Across the Bay

Tuesday, June 21, 2005

When Will this Stop?

Another car bomb assassination in Beirut. This time, it was the former leader of the Communist Party, George Hawi.

This was I think both a vendetta as well as a warning by the Syrians: anyone could be next. It was also particularly audacious as it happened on the same day when a major pro-Syrian security official, Lahoud's top aide, Mustapha Hamdan was being interrogated by the UN investigator.

My question is, how long will this kind of behavior by Bashar be tolerated without serious action? The US is waiting for Bashar to change his behavior in exchange for his survival. Clearly, it's not a deal he's getting or interested in. He still thinks he can get the French back, cut a deal on the Golan and Lebanon, and revive talks with Israel, ignore the Hariri investigation, and make economic deals with Europe, as if nothing happened.

So now what's the next step? How long will this be tolerated?

N.B.: I wanted to write something about the Hariri victory in the North, but I didn't have the time, and after Hawi's assassination, I am not in the mood, even when I disagreed with most everything Hawi stood for, especially during the war. However, you can see my comments to Jonathan Edelstein's post as well as his excellent remarks. Also see Robert Mayer's post-election post, as well as the one at the Lebanese Political Journal. The latter got a lot of heat from readers, but it shouldn't be totally dismissed (see the Al-Balad pieces below). Jumblat is right now a very negative and dangerous player in Lebanon. He's the one playing with sectarian fire, and the only one making incendiary sectarian statements (ignoring of course how Hizbullah used religious obligation -- taklif shar'i -- on Shiite voters). He's trying to blame it on Aoun, but this whole mess is all his doing, and for what? What did he get out of it? Lahoud isn't going anywhere neither is Berri, neither is Aoun for that matter. He made stupid moves.
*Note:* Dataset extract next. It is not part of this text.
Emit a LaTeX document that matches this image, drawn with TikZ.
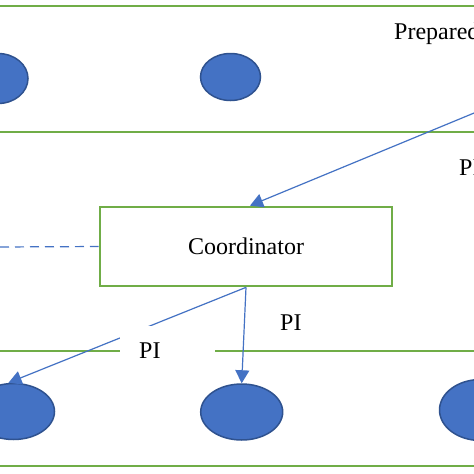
\documentclass[tikz,border=0pt]{standalone}
\usepackage{fontspec}
\setmainfont{Liberation Serif}
\usetikzlibrary{shapes.geometric,arrows.meta}
\definecolor{offblue}{HTML}{4472C4}
\definecolor{offdark}{HTML}{2F528F}
\definecolor{offgreen}{HTML}{70AD47}
\begin{document}
\begin{tikzpicture}[x=1pt,y=-1pt,
  greenline/.style={offgreen, line width=2.7pt},
  blob/.style={ellipse, draw=offdark, line width=1.5pt, fill=offblue, inner sep=0pt},
  link/.style={offblue, line width=1.2pt},
  arrowlink/.style={link, -{Triangle[length=13pt,width=14pt]}},
  lbl/.style={inner sep=0pt, anchor=base west, font=\fontsize{24}{28}\selectfont},
  coordbox/.style={draw=offgreen, line width=2.7pt, minimum width=292pt, minimum height=79pt, inner sep=0pt, font=\fontsize{24}{28}\selectfont, fill=white},
  cover/.style={fill=white, inner sep=0pt}]
\useasboundingbox (0,0) rectangle (474,474);
\fill[white] (0,0) rectangle (474,474);
% green band lines
\draw[greenline] (0,6) -- (474,6);
\draw[greenline] (0,132) -- (474,132);
\draw[greenline] (0,351) -- (474,351);
\draw[greenline] (0,466) -- (474,466);
% ellipses
\node[blob, minimum width=60pt, minimum height=50pt] (t1) at (-2,78.5) {};
\node[blob, minimum width=60pt, minimum height=47pt] (t2) at (230.5,77) {};
\node[blob, minimum width=82pt, minimum height=56pt] (b1) at (13.5,411.5) {};
\node[blob, minimum width=82pt, minimum height=56pt] (b2) at (241.7,412) {};
\node[blob, minimum width=82pt, minimum height=61pt] (b3) at (480.5,410) {};
% coordinator
\node[coordbox] (coord) at (246,246.5) {Coordinator};
% connectors
\coordinate (src) at (500,102.3);
\coordinate (dl) at (0,247);
\draw[arrowlink] (src) -- ([xshift=4pt]coord.north);
\draw[link, dash pattern=on 9pt off 6pt] (dl) -- (coord.west);
\draw[arrowlink] (coord.south) -- (b2.north);
\draw[arrowlink] (coord.south) -- ([xshift=-5pt]b1.north);
% white cover behind label
\node[cover, minimum width=95pt, minimum height=42pt] (cv) at (167.5,347) {};
% labels
\node[lbl] (pr) at (394,39) {Prepared};
\node[lbl] (pia) at (459,175) {PI};
\node[lbl] (pib) at (280,330) {PI};
\node[lbl] (pic) at (139,358) {PI};
\end{tikzpicture}
\end{document}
Anyway, the kind of sectarian games played in the north were really unfortunate and problematic. Somone has to make sure Jumblat quiets down. I'm not sure Saad will be the one to do it, but he certainly needs to. Also, it seems that Mikati will be back as PM. Also, as I told Jonathan, Aoun wants to try to amend the powers of the Speaker when it comes to deadlines of putting laws on the floor of the Parliament (like how he delayed the discussions of the new election law), and even try to shorten the term of both Lahoud and the current Parliament (see the Al-Balad pieces below).

Also, I may have overestimated the power of the LF, even in the north.

For good Arabic-language coverage, see the following articles from Al-Balad (here, here, here, and here).

In the end, I think there's still good balance in this parliament, and good diversity in the Christian camp. Let's just hope someone talks some sense to Jumblat and remind him that he doesn't rule Lebanon, and he's no kingmaker.

Addendum: Raja's post is also worth reading. These two quotes in particular stood out:

3. Electorally, Amal and Hizballah are in the same situation they were before the elections. It doesn't seem like they've improved or gotten worse off. In fact, it seemed like the South was (electorally) a whole different country that was isolated from all the turbulence and excitement that took place in the rest of Lebanon. One of things I'd like to see soon is increased fluidity in the South. Amal and Hizballah have completely suffocated the region politically.

7. And finally, I've realized that the one political persona who represents Lebanon's complexity and even its political impotence is Walid Jumblatt - Michael Young articulated that point best in one of his better Op Ed pieces which was published prior to the elections. For all his outspokenness, and gusto, I've also realized that Jumblatt has very little power on the ground. He wanted to get rid of Lahoud, but he was vetoed. He didn't want to deal with Berri in the beginning of the whole "intifada," but it seems like political realities drove him to do otherwise. He wanted desperately for his buddies in Qornet Shehwan to make it, but that didn't fall through. He didn't want Aoun to become a political player, but it happened nonetheless.